The bench press is the most popular upper-body lift in the world for one reason: when programmed correctly, it builds chest, shoulders, triceps, and pressing strength faster than any other movement.
The bench press also has the highest beginner error rate of the main compound lifts. Bad setup, flared elbows, half-range reps, and ego-loaded plates wreck progress and shoulders for thousands of new lifters every year. This guide covers the setup, the five cues that fix 90 percent of form problems, and a progression plan that adds real weight to the bar every week.

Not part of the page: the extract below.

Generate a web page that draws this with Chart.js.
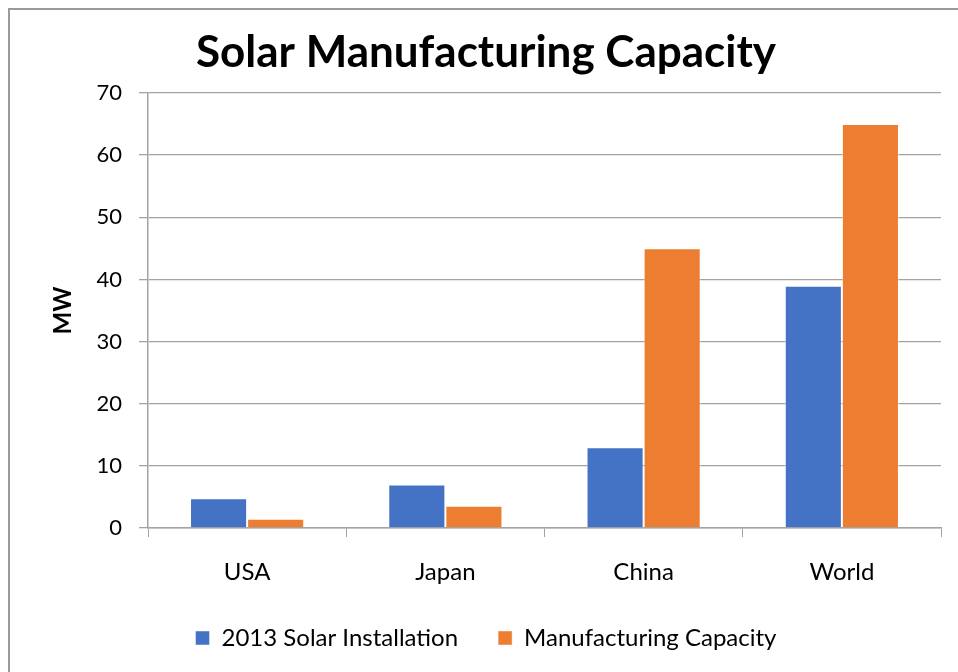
<!DOCTYPE html>
<html>
<head>
<meta charset="utf-8">
<title>Solar Manufacturing Capacity</title>
<script src="https://cdn.jsdelivr.net/npm/chart.js@4/dist/chart.umd.min.js"></script>
<style>
  html, body { margin: 0; padding: 0; background: #fff; overflow: hidden; width: 958px; height: 672px; }
  .frame { position: absolute; left: 8px; top: 8px; width: 1000px; height: 1000px; border: 2px solid #9a9a9a; }
  #solarChart { position: absolute; left: 0; top: 0; }
</style>
</head>
<body>
<div class="frame"></div>
<canvas id="solarChart" width="958" height="672"></canvas>
<script>
const regions = ['USA', 'Japan', 'China', 'World'];
const installed2013 = [4.8, 7, 13, 39];
const mfgCapacity = [1.5, 3.6, 45, 65];
const seriesNames = ['2013 Solar Installation', 'Manufacturing Capacity'];
const yTicks = [0, 10, 20, 30, 40, 50, 60, 70];

const blue = '#4472C4';
const orange = '#ED7D31';
const gridGray = '#a3a3a3';
const fontFamily = 'Lato, "Open Sans", sans-serif';

document.addEventListener('DOMContentLoaded', function () {
  const ctx = document.getElementById('solarChart');

  if (typeof Chart === 'undefined') {
    console.error('Chart.js not loaded');
    return;
  }

  Chart.defaults.font.family = fontFamily;
  Chart.defaults.color = '#000';

  new Chart(ctx, {
    type: 'bar',
    data: {
      labels: regions,
      datasets: [
        {
          label: seriesNames[0],
          data: installed2013,
          backgroundColor: blue,
          borderColor: 'rgba(255,255,255,0.45)',
          borderWidth: 1
        },
        {
          label: seriesNames[1],
          data: mfgCapacity,
          backgroundColor: orange,
          borderColor: 'rgba(255,255,255,0.45)',
          borderWidth: 1
        }
      ]
    },
    options: {
      responsive: false,
      animation: false,
      devicePixelRatio: 1,
      // left padding keeps the title and legend centred on the framed box
      layout: {
        padding: { left: 31, right: 17, top: 0, bottom: 12 }
      },
      datasets: {
        bar: {
          categoryPercentage: 0.576,
          barPercentage: 1
        }
      },
      plugins: {
        title: {
          display: true,
          text: 'Solar Manufacturing Capacity',
          color: '#000',
          font: { size: 44, weight: 'bold' },
          padding: { top: 26.6, bottom: 13.6 }
        },
        legend: {
          position: 'bottom',
          labels: {
            boxWidth: 14,
            boxHeight: 14,
            padding: 40,
            color: '#000',
            font: { size: 24 }
          }
        },
        tooltip: { enabled: false }
      },
      scales: {
        x: {
          afterFit: function (scale) {
            scale.height = 58;
          },
          grid: {
            drawOnChartArea: false,
            drawTicks: true,
            tickLength: 9,
            color: gridGray
          },
          border: { color: gridGray, width: 1.5 },
          ticks: {
            padding: 20.6,
            color: '#000',
            font: { size: 24 }
          }
        },
        y: {
          min: 0,
          max: 70,
          afterFit: function (scale) {
            scale.width = 117;
          },
          afterBuildTicks: function (scale) {
            scale.ticks = yTicks.map(v => ({ value: v }));
          },
          grid: {
            color: gridGray,
            lineWidth: 1.3,
            tickLength: 9
          },
          border: { color: gridGray, width: 1.5 },
          ticks: {
            padding: 17,
            color: '#000',
            font: { size: 22 }
          },
          title: {
            display: true,
            text: 'MW',
            color: '#000',
            font: { size: 24, weight: 'bold' },
            padding: { top: 17.6, bottom: 0 }
          }
        }
      }
    }
  });
});
</script>
</body>
</html>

What the Bench Press Trains
The bench press is a horizontal press. The pectorals do most of the work, the front deltoids and triceps assist, and the lats and upper back stabilize. A heavy bench is a measure of upper-body pressing strength and a major driver of chest size. It is one of the compound lifts every program should be built around.
The Setup
A good bench press is set up before the bar moves.

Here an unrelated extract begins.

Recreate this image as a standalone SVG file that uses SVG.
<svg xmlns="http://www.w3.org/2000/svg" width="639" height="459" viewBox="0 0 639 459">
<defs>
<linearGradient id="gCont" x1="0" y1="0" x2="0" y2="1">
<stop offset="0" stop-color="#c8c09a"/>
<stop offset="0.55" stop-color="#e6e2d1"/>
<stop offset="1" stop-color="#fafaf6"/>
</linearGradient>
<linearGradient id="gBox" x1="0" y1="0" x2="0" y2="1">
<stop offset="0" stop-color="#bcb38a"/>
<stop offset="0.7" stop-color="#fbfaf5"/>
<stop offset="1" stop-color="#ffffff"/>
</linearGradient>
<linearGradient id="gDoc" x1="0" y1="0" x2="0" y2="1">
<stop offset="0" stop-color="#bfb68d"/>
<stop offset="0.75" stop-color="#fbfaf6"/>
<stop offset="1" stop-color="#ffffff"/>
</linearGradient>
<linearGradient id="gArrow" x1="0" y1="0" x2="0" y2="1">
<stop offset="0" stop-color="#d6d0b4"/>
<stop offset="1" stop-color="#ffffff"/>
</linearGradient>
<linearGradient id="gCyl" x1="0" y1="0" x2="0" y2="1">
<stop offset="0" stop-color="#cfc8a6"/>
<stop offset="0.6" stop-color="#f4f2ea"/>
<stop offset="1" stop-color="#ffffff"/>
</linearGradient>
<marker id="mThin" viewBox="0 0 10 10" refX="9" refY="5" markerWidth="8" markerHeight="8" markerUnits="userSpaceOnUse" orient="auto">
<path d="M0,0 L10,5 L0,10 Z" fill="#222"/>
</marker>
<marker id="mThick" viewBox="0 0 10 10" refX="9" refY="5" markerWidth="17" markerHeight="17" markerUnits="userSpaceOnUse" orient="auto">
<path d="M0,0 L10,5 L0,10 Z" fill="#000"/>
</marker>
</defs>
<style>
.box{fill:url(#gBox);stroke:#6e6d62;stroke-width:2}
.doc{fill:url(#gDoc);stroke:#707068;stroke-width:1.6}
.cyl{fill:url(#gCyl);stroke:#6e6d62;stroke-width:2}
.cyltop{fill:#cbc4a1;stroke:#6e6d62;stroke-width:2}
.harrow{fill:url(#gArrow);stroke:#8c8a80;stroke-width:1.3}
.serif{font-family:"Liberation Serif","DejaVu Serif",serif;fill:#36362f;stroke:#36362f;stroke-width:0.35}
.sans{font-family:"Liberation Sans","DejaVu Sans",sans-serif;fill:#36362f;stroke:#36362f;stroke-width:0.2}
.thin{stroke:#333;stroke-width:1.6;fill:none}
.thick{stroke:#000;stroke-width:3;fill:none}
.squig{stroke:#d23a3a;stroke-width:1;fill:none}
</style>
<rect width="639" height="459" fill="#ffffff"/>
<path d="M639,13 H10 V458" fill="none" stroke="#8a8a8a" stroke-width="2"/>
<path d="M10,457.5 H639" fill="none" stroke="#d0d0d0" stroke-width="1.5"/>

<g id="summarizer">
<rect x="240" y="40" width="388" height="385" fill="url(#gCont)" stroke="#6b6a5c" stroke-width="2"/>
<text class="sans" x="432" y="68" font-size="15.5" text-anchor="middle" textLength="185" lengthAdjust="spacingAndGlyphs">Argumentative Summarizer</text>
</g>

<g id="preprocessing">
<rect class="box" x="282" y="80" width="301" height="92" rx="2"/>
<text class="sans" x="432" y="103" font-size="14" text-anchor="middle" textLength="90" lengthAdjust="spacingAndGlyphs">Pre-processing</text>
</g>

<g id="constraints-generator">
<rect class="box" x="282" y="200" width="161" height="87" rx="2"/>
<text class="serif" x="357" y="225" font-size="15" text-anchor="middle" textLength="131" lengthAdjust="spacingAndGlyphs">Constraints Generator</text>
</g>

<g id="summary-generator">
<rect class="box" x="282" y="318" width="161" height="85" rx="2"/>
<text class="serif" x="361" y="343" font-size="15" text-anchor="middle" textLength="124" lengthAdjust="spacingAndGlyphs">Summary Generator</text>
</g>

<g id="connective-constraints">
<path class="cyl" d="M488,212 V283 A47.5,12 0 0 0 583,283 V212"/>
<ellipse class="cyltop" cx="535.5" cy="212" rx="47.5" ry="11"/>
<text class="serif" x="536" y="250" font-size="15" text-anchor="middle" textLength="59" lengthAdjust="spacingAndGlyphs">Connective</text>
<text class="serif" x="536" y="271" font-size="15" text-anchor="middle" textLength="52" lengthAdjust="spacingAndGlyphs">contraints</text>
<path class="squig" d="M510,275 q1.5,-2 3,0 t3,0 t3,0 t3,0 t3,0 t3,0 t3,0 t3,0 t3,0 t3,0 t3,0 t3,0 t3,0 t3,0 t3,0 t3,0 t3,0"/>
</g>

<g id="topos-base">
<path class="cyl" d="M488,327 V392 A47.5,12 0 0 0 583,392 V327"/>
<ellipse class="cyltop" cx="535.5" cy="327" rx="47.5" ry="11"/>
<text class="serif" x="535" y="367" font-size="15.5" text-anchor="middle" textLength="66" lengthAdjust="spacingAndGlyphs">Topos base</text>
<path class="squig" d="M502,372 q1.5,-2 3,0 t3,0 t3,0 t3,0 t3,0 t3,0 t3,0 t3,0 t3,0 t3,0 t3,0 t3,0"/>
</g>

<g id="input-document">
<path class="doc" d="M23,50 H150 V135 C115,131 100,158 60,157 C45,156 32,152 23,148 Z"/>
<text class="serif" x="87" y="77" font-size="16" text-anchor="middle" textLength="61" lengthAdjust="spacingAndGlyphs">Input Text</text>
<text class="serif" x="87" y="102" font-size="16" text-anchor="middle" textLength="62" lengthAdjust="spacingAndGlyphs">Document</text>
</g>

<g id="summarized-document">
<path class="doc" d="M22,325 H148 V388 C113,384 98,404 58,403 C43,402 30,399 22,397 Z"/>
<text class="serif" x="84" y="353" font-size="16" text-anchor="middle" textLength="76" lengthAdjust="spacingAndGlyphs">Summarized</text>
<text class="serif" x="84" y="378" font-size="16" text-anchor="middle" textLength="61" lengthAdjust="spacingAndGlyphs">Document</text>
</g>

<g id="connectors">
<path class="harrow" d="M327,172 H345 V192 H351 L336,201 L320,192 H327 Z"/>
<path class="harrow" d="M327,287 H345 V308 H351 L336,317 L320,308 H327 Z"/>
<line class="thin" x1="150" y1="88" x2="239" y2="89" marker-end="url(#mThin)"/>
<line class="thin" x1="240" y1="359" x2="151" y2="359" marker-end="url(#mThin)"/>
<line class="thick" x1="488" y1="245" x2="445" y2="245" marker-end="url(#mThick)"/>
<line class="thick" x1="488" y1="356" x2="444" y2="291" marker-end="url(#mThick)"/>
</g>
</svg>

- Lie down with eyes under the bar. Not under the racks. Under the bar itself, so the unrack is short and straight.
- Plant the feet flat on the floor. Knees roughly above the ankles, weight on the mid and heel of the foot.
- Pull the shoulder blades down and back. Pinch them into the bench. Chest rises naturally. This is the "tight upper back" cue.

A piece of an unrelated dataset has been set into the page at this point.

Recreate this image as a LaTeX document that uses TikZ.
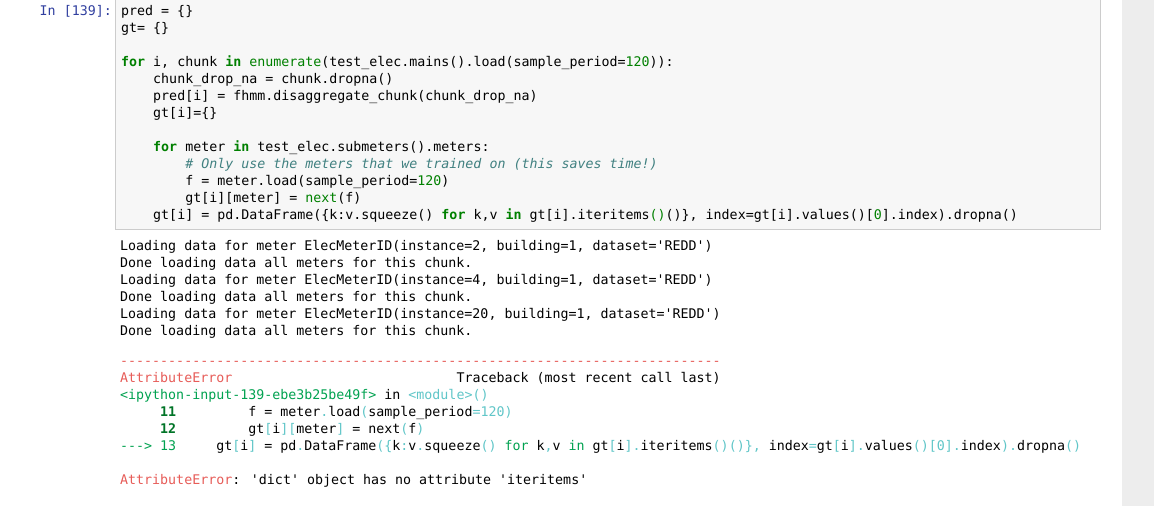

- Slight natural arch in the lower back. A small gap between the lower back and the bench. Not a powerlifting bridge, just a natural curve.
- Grip the bar so wrists stack over elbows. Most lifters grip slightly outside shoulder width.
Setup takes 15 seconds and it determines whether the rep that follows is safe and productive or sloppy and dangerous.
The Five Form Cues
1. Tuck the elbows. Elbows at roughly 45 to 75 degrees from the torso, not flared at 90 degrees. Flared elbows torture the shoulder joint and never get fixed without conscious work.
2. Touch the chest at the same point every rep. Usually around the nipple line or sternum. Consistent bar path is consistent strength.
3. Squeeze the bar. A crushing grip activates the upper back and triceps. Loose grip is loose chest.
4. Drive the feet. Press hard into the floor on every rep. Leg drive transfers tension into the press. A passive lower body wastes 10 to 15 percent of your top weight.
5. Pause briefly on the chest. Even a half-second touch beats bouncing off the chest. Touch, then press. This builds real strength and eliminates the cheat that hides poor form.
For the deeper breathing and bracing protocol that protects the spine through these cues, see the brace guide.
Sets, Reps, and Frequency
For most lifters chasing strength and size, bench 2 to 3 times a week, 3 to 5 working sets each session, in the 4 to 10 rep range. A typical week:
- Day 1: Heavy bench, 4 sets of 5, RPE 8.
- Day 2: Volume bench, 4 sets of 8, RPE 7.
- Day 3 (optional): Variation (incline, close grip, paused) 3 sets of 6.
Two solid sessions a week beats one heavy and three sloppy. Use training frequency principles to fit bench around the rest of your program.
Progression: Add Weight Every Week
Beginners can add 2.5 kilograms to the bar every session for the first 6 to 8 weeks. After that, switch to weekly progression (2.5 kg per week on the top set) for another 8 to 12 weeks. Once weekly progression stalls, move to a double progression model: add a rep at the same weight, then add weight when the top set hits the rep cap. See double progression for the exact protocol.
Microloading with 0.5 or 1 kg plates extends linear progression for an additional 6 to 12 weeks. See microloading and fractional plates for how.
Common Bench Press Mistakes
Flared elbows. Number one source of bench shoulder pain. Tuck them.
Bouncing the bar off the chest. Hides weakness in the bottom of the lift. Use a controlled tempo and a brief pause.
Half-range reps. Touch the chest every rep. Two-thirds reps build two-thirds strength.
No leg drive. Press your feet into the floor on every rep. Stop benching like a passive bench warmer.
Grip too wide. Wide grip stresses the shoulder and shortens range of motion. Wrists stacked over elbows is the safe default.
Bench Press Variations
Incline bench. 15 to 30 degree incline shifts emphasis to the upper chest and front deltoids. Programmed 1 to 2 times a week in addition to flat bench.
Close-grip bench. Hands shoulder-width or slightly inside. Heavier on triceps, easier on shoulders. Good for triceps strength and as a heavy variation when flat bench stalls.
Paused bench. 1 to 3 second pause on the chest. Eliminates bounce and builds raw chest strength. Heavy carryover to a clean bench.
Dumbbell bench. Greater range of motion, equal loading per side, lower top weight. Excellent accessory or main lift if you train at home.